Quote the listing below in full and exactly as written, but omit every picture.

(Dataset excerpt)
##############################
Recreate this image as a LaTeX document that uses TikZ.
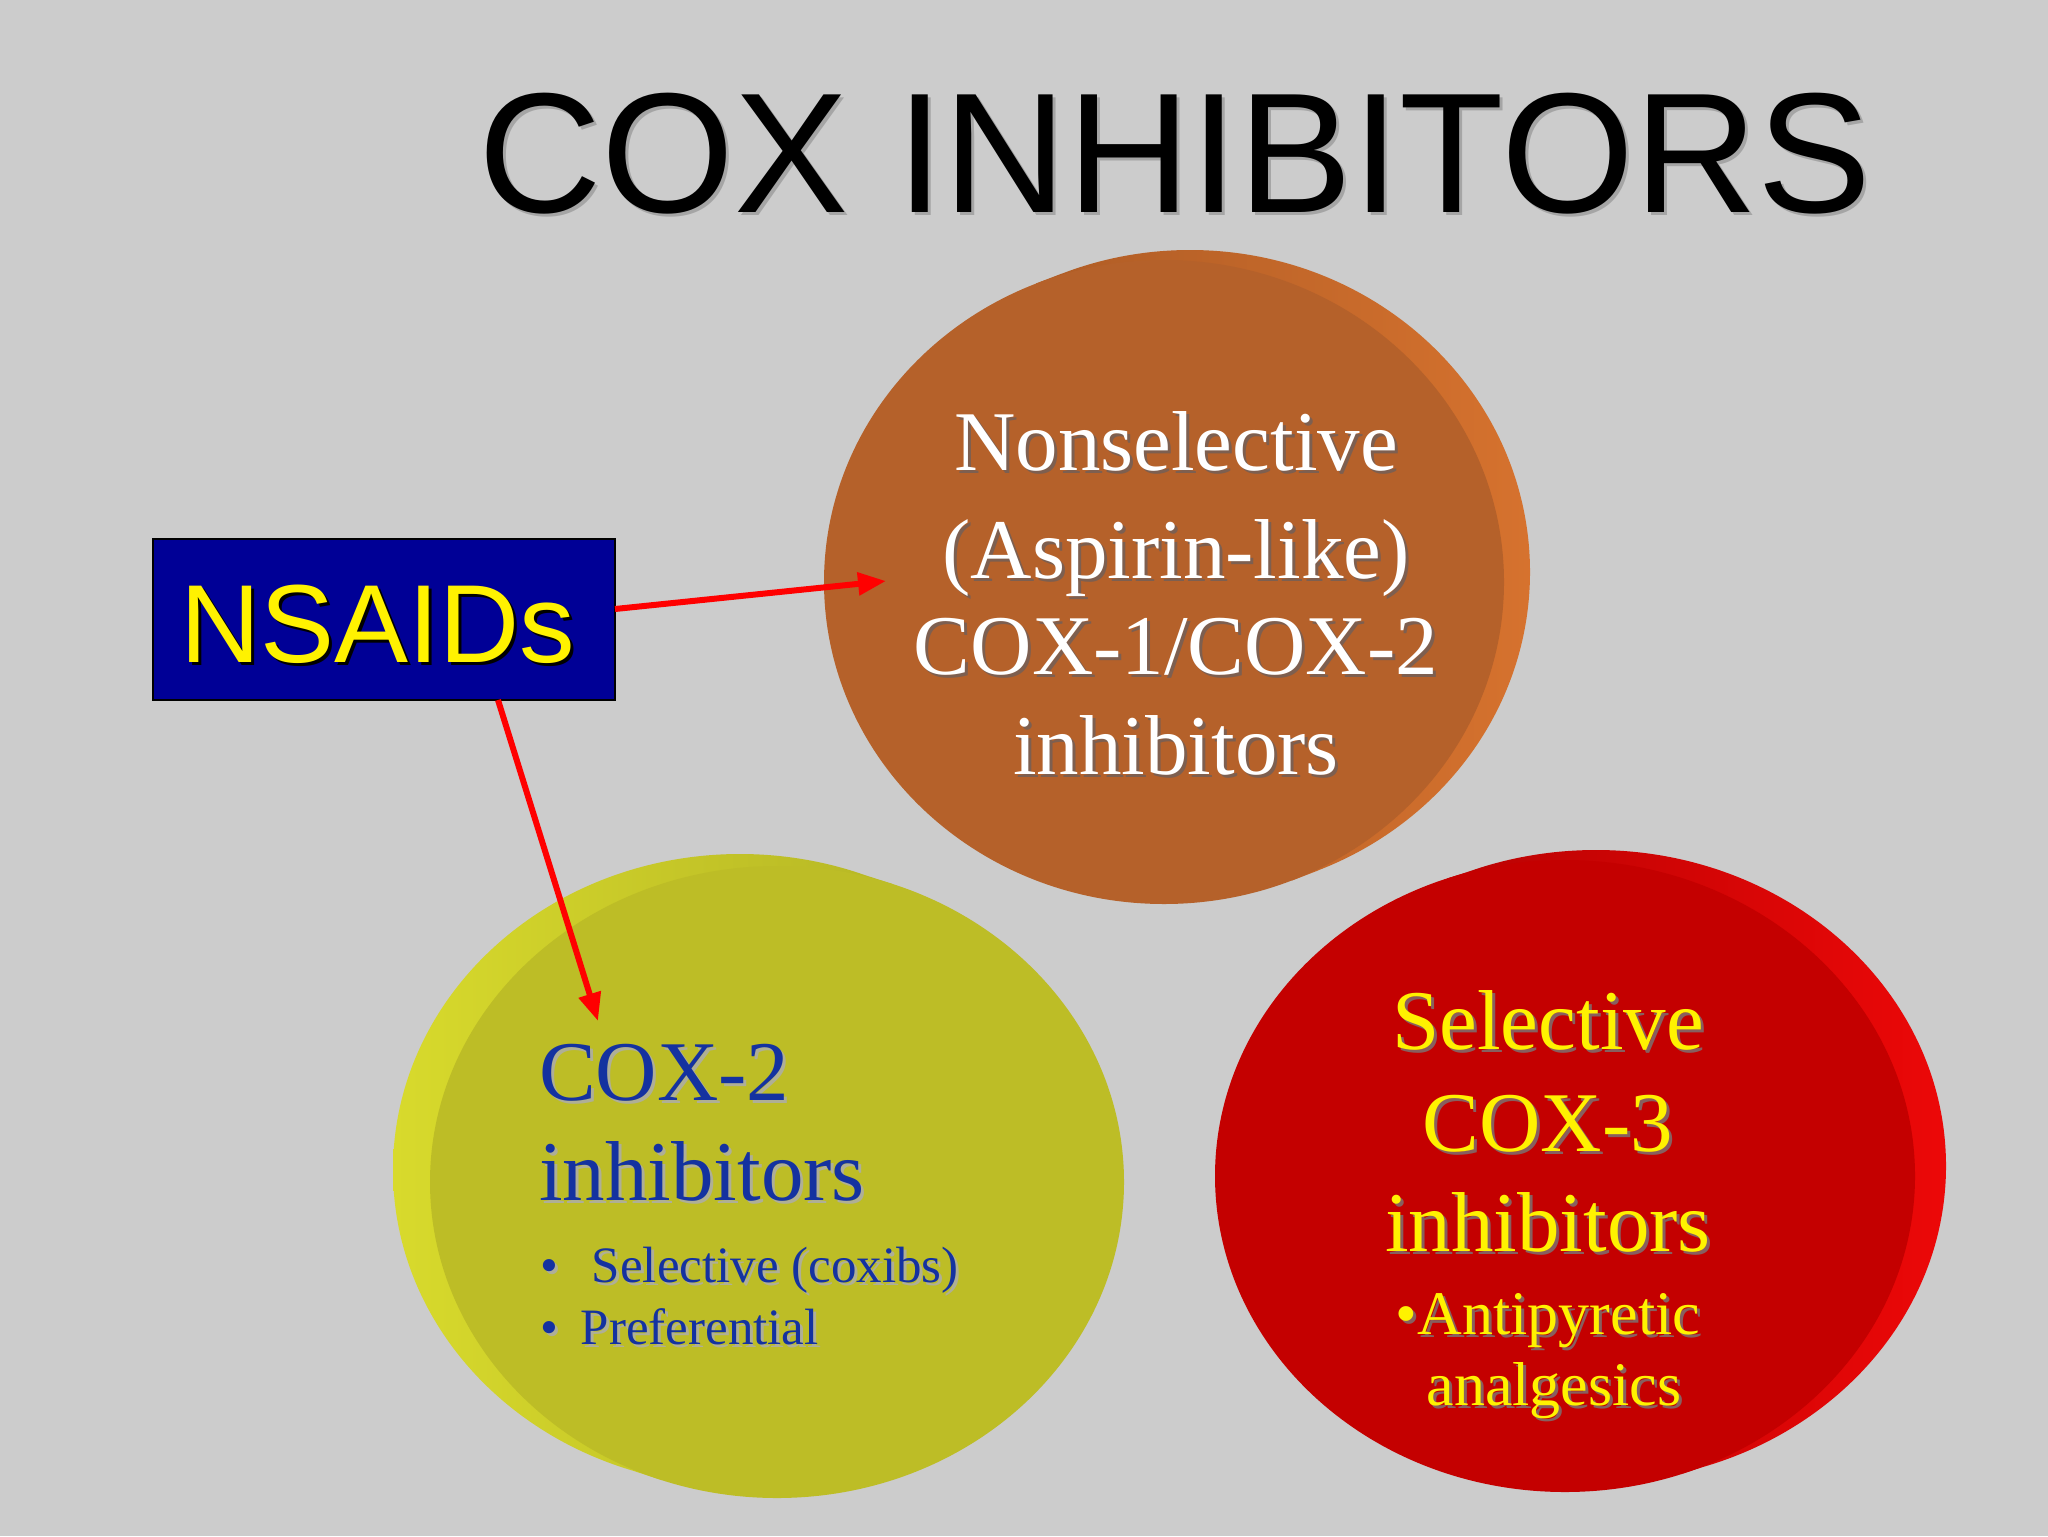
\documentclass[tikz,border=0pt]{standalone}
\usepackage{fontspec}
\setmainfont{Liberation Serif}
\newfontfamily\arialf{Liberation Sans}
\usetikzlibrary{arrows.meta,shapes.geometric}
\definecolor{bg}{RGB}{204,204,204}
\definecolor{orface}{RGB}{181,97,42}
\definecolor{orrimA}{RGB}{160,84,34}
\definecolor{orrimB}{RGB}{214,114,46}
\definecolor{grface}{RGB}{189,189,38}
\definecolor{grrimA}{RGB}{216,218,44}
\definecolor{grrimB}{RGB}{170,170,34}
\definecolor{rdface}{RGB}{196,0,0}
\definecolor{rdrimA}{RGB}{165,0,0}
\definecolor{rdrimB}{RGB}{236,8,8}
\definecolor{nsblue}{RGB}{0,0,150}
\definecolor{txtblue}{RGB}{20,50,160}
\definecolor{shOr}{RGB}{125,95,80}
\definecolor{shRd}{RGB}{135,95,95}
\definecolor{shGr}{RGB}{175,175,150}
\definecolor{shTi}{RGB}{165,165,165}
\newcommand\sline[5]{%
  \node[#4,xshift=1.5pt,yshift=-1.5pt] (#1-sh) at #2 {#5};
  \node[#3] (#1) at #2 {#5};}
\begin{document}
\begin{tikzpicture}[x=0.5pt,y=-0.5pt,
  every node/.style={inner sep=0pt,outer sep=0pt},
  face/.style={ellipse,draw=none},
  titlef/.style={font=\arialf\fontsize{85.5pt}{85.5pt}\selectfont,anchor=base},
  nsf/.style={font=\arialf\fontsize{55.5pt}{55.5pt}\selectfont,anchor=base},
  bigserif/.style={font=\fontsize{42.5pt}{42.5pt}\selectfont},
  smallserif/.style={font=\fontsize{31pt}{31pt}\selectfont},
  bulserif/.style={font=\fontsize{25.5pt}{25.5pt}\selectfont},
  wt/.style={bigserif,text=white,anchor=base},
  wtsh/.style={bigserif,text=shOr,anchor=base},
  yt/.style={bigserif,text=yellow,anchor=base},
  ytsh/.style={bigserif,text=shRd,anchor=base},
  yts/.style={smallserif,text=yellow,anchor=base},
  ytssh/.style={smallserif,text=shRd,anchor=base},
  bt/.style={bigserif,text=txtblue,anchor=base west},
  btsh/.style={bigserif,text=shGr,anchor=base west},
  bts/.style={bulserif,text=txtblue,anchor=base west},
  btssh/.style={bulserif,text=shGr,anchor=base west},
  arr/.style={draw={rgb,255:red,255;green,0;blue,0},line width=3pt,-{Triangle[length=14pt,width=11pt]}}
]
\useasboundingbox (0,0) rectangle (2048,1536);
\fill[bg] (0,0) rectangle (2048,1536);

% title
\sline{title}{(1175,212)}{titlef,text=black}{titlef,text=shTi}{COX INHIBITORS}

% orange disk (rim = swept ellipse)
\shade[left color=orrimA,right color=orrimB]
  (1190,572) ellipse [x radius=340,y radius=322]
  (1292,880.5) -- (1036,283.5) -- (1062,273.5) -- (1318,870.5) -- cycle;
\node[face,fill=orface,minimum width=340pt,minimum height=322pt] (orange) at (1164,582) {};
\sline{o1}{(1176,470)}{wt}{wtsh}{Nonselective}
\sline{o2}{(1176,578)}{wt}{wtsh}{(Aspirin-like)}
\sline{o3}{(1176,674)}{wt}{wtsh}{COX-1/COX-2}
\sline{o4}{(1176,774)}{wt}{wtsh}{inhibitors}

% green disk
\shade[left color=grrimA,right color=grrimB]
  (740,1170) ellipse [x radius=347,y radius=316]
  (893.3,884.3) -- (660.7,1479.7) -- (623.7,1467.7) -- (856.3,872.3) -- cycle;
\node[face,fill=grface,minimum width=347pt,minimum height=316pt] (green) at (777,1182) {};
\sline{g1}{(539,1100)}{bt}{btsh}{COX-2}
\sline{g2}{(539,1200)}{bt}{btsh}{inhibitors}
\sline{g3}{(540,1282)}{bts}{btssh}{\textbullet\hspace{17pt}Selective (coxibs)}
\sline{g4}{(540,1344)}{bts}{btssh}{\textbullet\hspace{11.5pt}Preferential}

% red disk
\shade[left color=rdrimA,right color=rdrimB]
  (1596,1166) ellipse [x radius=350,y radius=316]
  (1683,1473.4) -- (1447,878.6) -- (1478,868.6) -- (1714,1463.4) -- cycle;
\node[face,fill=rdface,minimum width=350pt,minimum height=316pt] (red) at (1565,1176) {};
\sline{r1}{(1548,1049)}{yt}{ytsh}{Selective}
\sline{r2}{(1548,1151)}{yt}{ytsh}{COX-3}
\sline{r3}{(1548,1251)}{yt}{ytsh}{inhibitors}
\sline{r4}{(1548,1334)}{yts}{ytssh}{\textbullet Antipyretic}
\sline{r5}{(1554,1405)}{yts}{ytssh}{analgesics}

% NSAIDs box
\node[draw=black,line width=0.75pt,fill=nsblue,minimum width=231pt,minimum height=80.5pt] (nsaids) at (384,619.5) {};
\node[nsf,text=black,xshift=1.5pt,yshift=-1.5pt] (ns-sh) at (378,662) {NSAIDs};
\node[nsf,text=yellow] (ns) at (378,662) {NSAIDs};

% arrows
\coordinate (s1) at (nsaids.east |- 0,609);
\coordinate (e1) at (886,581);
\coordinate (s2) at (498,0 |- nsaids.south);
\coordinate (e2) at (598,1021);
\draw[arr] (s1) -- (e1);
\draw[arr] (s2) -- (e2);
\end{tikzpicture}
\end{document}
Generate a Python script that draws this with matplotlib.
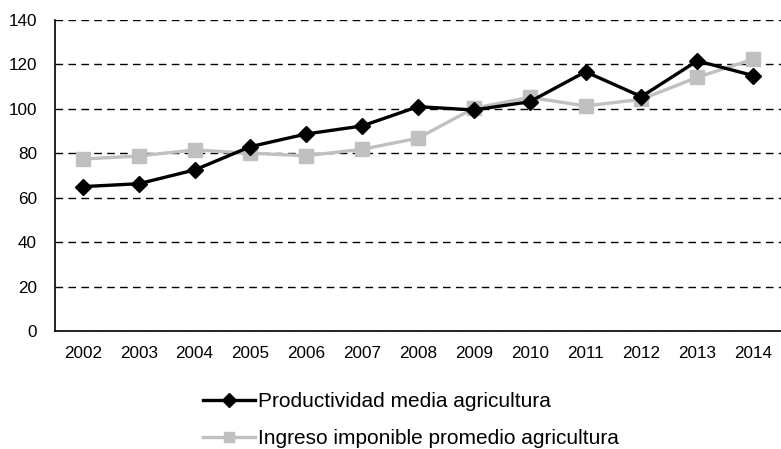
##############################
* [Response below]
Recreate this image as a LaTeX document that uses TikZ.
\documentclass[tikz,border=0pt]{standalone}
\usepackage{fontspec}
\setmainfont{Liberation Serif}
\newfontfamily\arialf{Liberation Sans}
\usetikzlibrary{arrows.meta,shapes.geometric}
\definecolor{bg}{RGB}{204,204,204}
\definecolor{orface}{RGB}{181,97,42}
\definecolor{orrimA}{RGB}{160,84,34}
\definecolor{orrimB}{RGB}{214,114,46}
\definecolor{grface}{RGB}{189,189,38}
\definecolor{grrimA}{RGB}{216,218,44}
\definecolor{grrimB}{RGB}{170,170,34}
\definecolor{rdface}{RGB}{196,0,0}
\definecolor{rdrimA}{RGB}{165,0,0}
\definecolor{rdrimB}{RGB}{236,8,8}
\definecolor{nsblue}{RGB}{0,0,150}
\definecolor{txtblue}{RGB}{20,50,160}
\definecolor{shOr}{RGB}{125,95,80}
\definecolor{shRd}{RGB}{135,95,95}
\definecolor{shGr}{RGB}{175,175,150}
\definecolor{shTi}{RGB}{165,165,165}
\newcommand\sline[5]{%
  \node[#4,xshift=1.5pt,yshift=-1.5pt] (#1-sh) at #2 {#5};
  \node[#3] (#1) at #2 {#5};}
\begin{document}
\begin{tikzpicture}[x=0.5pt,y=-0.5pt,
  every node/.style={inner sep=0pt,outer sep=0pt},
  face/.style={ellipse,draw=none},
  titlef/.style={font=\arialf\fontsize{85.5pt}{85.5pt}\selectfont,anchor=base},
  nsf/.style={font=\arialf\fontsize{55.5pt}{55.5pt}\selectfont,anchor=base},
  bigserif/.style={font=\fontsize{42.5pt}{42.5pt}\selectfont},
  smallserif/.style={font=\fontsize{31pt}{31pt}\selectfont},
  bulserif/.style={font=\fontsize{25.5pt}{25.5pt}\selectfont},
  wt/.style={bigserif,text=white,anchor=base},
  wtsh/.style={bigserif,text=shOr,anchor=base},
  yt/.style={bigserif,text=yellow,anchor=base},
  ytsh/.style={bigserif,text=shRd,anchor=base},
  yts/.style={smallserif,text=yellow,anchor=base},
  ytssh/.style={smallserif,text=shRd,anchor=base},
  bt/.style={bigserif,text=txtblue,anchor=base west},
  btsh/.style={bigserif,text=shGr,anchor=base west},
  bts/.style={bulserif,text=txtblue,anchor=base west},
  btssh/.style={bulserif,text=shGr,anchor=base west},
  arr/.style={draw={rgb,255:red,255;green,0;blue,0},line width=3pt,-{Triangle[length=14pt,width=11pt]}}
]
\useasboundingbox (0,0) rectangle (2048,1536);
\fill[bg] (0,0) rectangle (2048,1536);

% title
\sline{title}{(1175,212)}{titlef,text=black}{titlef,text=shTi}{COX INHIBITORS}

% orange disk (rim = swept ellipse)
\shade[left color=orrimA,right color=orrimB]
  (1190,572) ellipse [x radius=340,y radius=322]
  (1292,880.5) -- (1036,283.5) -- (1062,273.5) -- (1318,870.5) -- cycle;
\node[face,fill=orface,minimum width=340pt,minimum height=322pt] (orange) at (1164,582) {};
\sline{o1}{(1176,470)}{wt}{wtsh}{Nonselective}
\sline{o2}{(1176,578)}{wt}{wtsh}{(Aspirin-like)}
\sline{o3}{(1176,674)}{wt}{wtsh}{COX-1/COX-2}
\sline{o4}{(1176,774)}{wt}{wtsh}{inhibitors}

% green disk
\shade[left color=grrimA,right color=grrimB]
  (740,1170) ellipse [x radius=347,y radius=316]
  (893.3,884.3) -- (660.7,1479.7) -- (623.7,1467.7) -- (856.3,872.3) -- cycle;
\node[face,fill=grface,minimum width=347pt,minimum height=316pt] (green) at (777,1182) {};
\sline{g1}{(539,1100)}{bt}{btsh}{COX-2}
\sline{g2}{(539,1200)}{bt}{btsh}{inhibitors}
\sline{g3}{(540,1282)}{bts}{btssh}{\textbullet\hspace{17pt}Selective (coxibs)}
\sline{g4}{(540,1344)}{bts}{btssh}{\textbullet\hspace{11.5pt}Preferential}

% red disk
\shade[left color=rdrimA,right color=rdrimB]
  (1596,1166) ellipse [x radius=350,y radius=316]
  (1683,1473.4) -- (1447,878.6) -- (1478,868.6) -- (1714,1463.4) -- cycle;
\node[face,fill=rdface,minimum width=350pt,minimum height=316pt] (red) at (1565,1176) {};
\sline{r1}{(1548,1049)}{yt}{ytsh}{Selective}
\sline{r2}{(1548,1151)}{yt}{ytsh}{COX-3}
\sline{r3}{(1548,1251)}{yt}{ytsh}{inhibitors}
\sline{r4}{(1548,1334)}{yts}{ytssh}{\textbullet Antipyretic}
\sline{r5}{(1554,1405)}{yts}{ytssh}{analgesics}

% NSAIDs box
\node[draw=black,line width=0.75pt,fill=nsblue,minimum width=231pt,minimum height=80.5pt] (nsaids) at (384,619.5) {};
\node[nsf,text=black,xshift=1.5pt,yshift=-1.5pt] (ns-sh) at (378,662) {NSAIDs};
\node[nsf,text=yellow] (ns) at (378,662) {NSAIDs};

% arrows
\coordinate (s1) at (nsaids.east |- 0,609);
\coordinate (e1) at (886,581);
\coordinate (s2) at (498,0 |- nsaids.south);
\coordinate (e2) at (598,1021);
\draw[arr] (s1) -- (e1);
\draw[arr] (s2) -- (e2);
\end{tikzpicture}
\end{document}
Generate a Python script that draws this with matplotlib.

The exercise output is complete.